When light travels from one medium to another, the apparent depth of an object changes. We first consider the light traveling from the logo in the glass to the water layer. The apparent depth formula is given by: $$d_{apparent} = d_{actual} \times \frac{n_{observer}}{n_{object}}$$. In this step, the object is in glass and the observer is effectively "in" the water.

$$ d'_{1} = d_{glass} \times \frac{n_{water}}{n_{glass}} $$
$$ d'_{1} = 3.20 \mathrm{~cm} \times \frac{1.33}{1.52} $$
$$ d'_{1} = 3.20 \mathrm{~cm} \times 0.875 $$
$$ d'_{1} = 2.80 \mathrm{~cm} $$

This value, $$d'_{1}$$, represents the apparent depth of the logo *below the glass-water interface*, as seen from within the water.
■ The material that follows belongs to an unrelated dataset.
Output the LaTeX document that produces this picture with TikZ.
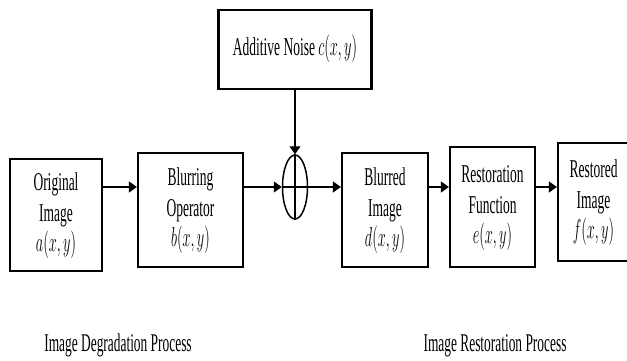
\documentclass[tikz,border=0pt]{standalone}
\usepackage{fontspec}
\setmainfont{Liberation Serif}
\usepackage{graphicx}
\usetikzlibrary{shapes.geometric,arrows.meta}
\newcommand{\tall}[2][13.5]{\scalebox{1}[1.9]{\fontsize{#1}{15.8}\selectfont\begin{tabular}{@{}c@{}}#2\end{tabular}}}
\begin{document}
\begin{tikzpicture}[x=1pt, y=-1pt,
	block/.style={draw, line width=2.2pt, inner sep=0pt},
	sum point/.style={draw, ellipse, line width=1.5pt, minimum width=25pt, minimum height=64pt, inner sep=0pt},
	flow/.style={line width=1.3pt, -{Triangle[length=8pt, width=11pt]}}]
	%\draw[help lines] (0,0) grid[step=20pt] (627,361);
	\useasboundingbox (0,0) rectangle (627,361);
		\node[block, minimum width=153pt, minimum height=79pt] (noise) at (295,49.5) {\tall{Additive Noise $c(x,y)$}};
		\node[block, minimum width=92pt, minimum height=112pt] (orig) at (56,215) {\tall{Original\\Image\\$a(x,y)$}};
		\node[block, minimum width=105pt, minimum height=114pt] (blur) at (190.5,210) {\tall{Blurring\\Operator\\$b(x,y)$}};
		\node[sum point] (sum) at (295,187) {};
		\node[block, minimum width=86pt, minimum height=114pt] (blurred) at (385,210) {\tall{Blurred\\Image\\$d(x,y)$}};
		\node[block, minimum width=85pt, minimum height=120pt] (restf) at (492.5,207) {\tall{Restoration\\Function\\$e(x,y)$}};
		\node[block, minimum width=71pt, minimum height=118pt] (restored) at (593.5,202) {\tall{Restored\\Image\\$f(x,y)$}};
		\draw[line width=1.3pt] (sum.north) -- (sum.south) (sum.west) -- (sum.east);
		\draw[flow] (noise.south) -- (sum.north);
		\draw[flow] (orig.east |- sum) -- (blur.west |- sum);
		\draw[flow] (blur.east |- sum) -- (sum.west);
		\draw[flow] (sum.east) -- (blurred.west |- sum);
		\draw[flow] (blurred.east |- sum) -- (restf.west |- sum);
		\draw[flow] (restf.east |- sum) -- (restored.west |- sum);
		\node (degr) at (118,345) {\tall[13.4]{Image Degradation Process}};
		\node (restp) at (495,345) {\tall[13.4]{Image Restoration Process}};
\end{tikzpicture}
\end{document}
**step3 Calculate the Total Apparent Depth of the Image from the Water Surface**

The virtual image of the logo (calculated in the previous step) is now located at $$2.80 \mathrm{~cm}$$ below the glass-water interface. Since there is a layer of water $$1.50 \mathrm{~cm}$$ thick above the glass, the total effective depth of this virtual image from the *top surface of the water* needs to be calculated. This combined depth will act as the "actual depth" for the next refraction step.

$$ D_{total\_in\_water} = d_{water} + d'_{1} $$
$$ D_{total\_in\_water} = 1.50 \mathrm{~cm} + 2.80 \mathrm{~cm} $$
$$ D_{total\_in\_water} = 4.30 \mathrm{~cm} $$

**step4 Calculate the Final Apparent Depth as Seen from Air**

Finally, the observer is in the air, looking through the water. The light from the virtual image (which appears to be at $$4.30 \mathrm{~cm}$$ inside the water) travels from water to air. We use the apparent depth formula again. Here, the object is in water, and the observer is in air.

$$ d''_{total} = D_{total\_in\_water} \times \frac{n_{air}}{n_{water}} $$
$$ d''_{total} = 4.30 \mathrm{~cm} \times \frac{1.00}{1.33} $$
$$ d''_{total} \approx 3.23308 \mathrm{~cm} $$

Rounding to two decimal places, the apparent depth is $$3.23 \mathrm{~cm}$$.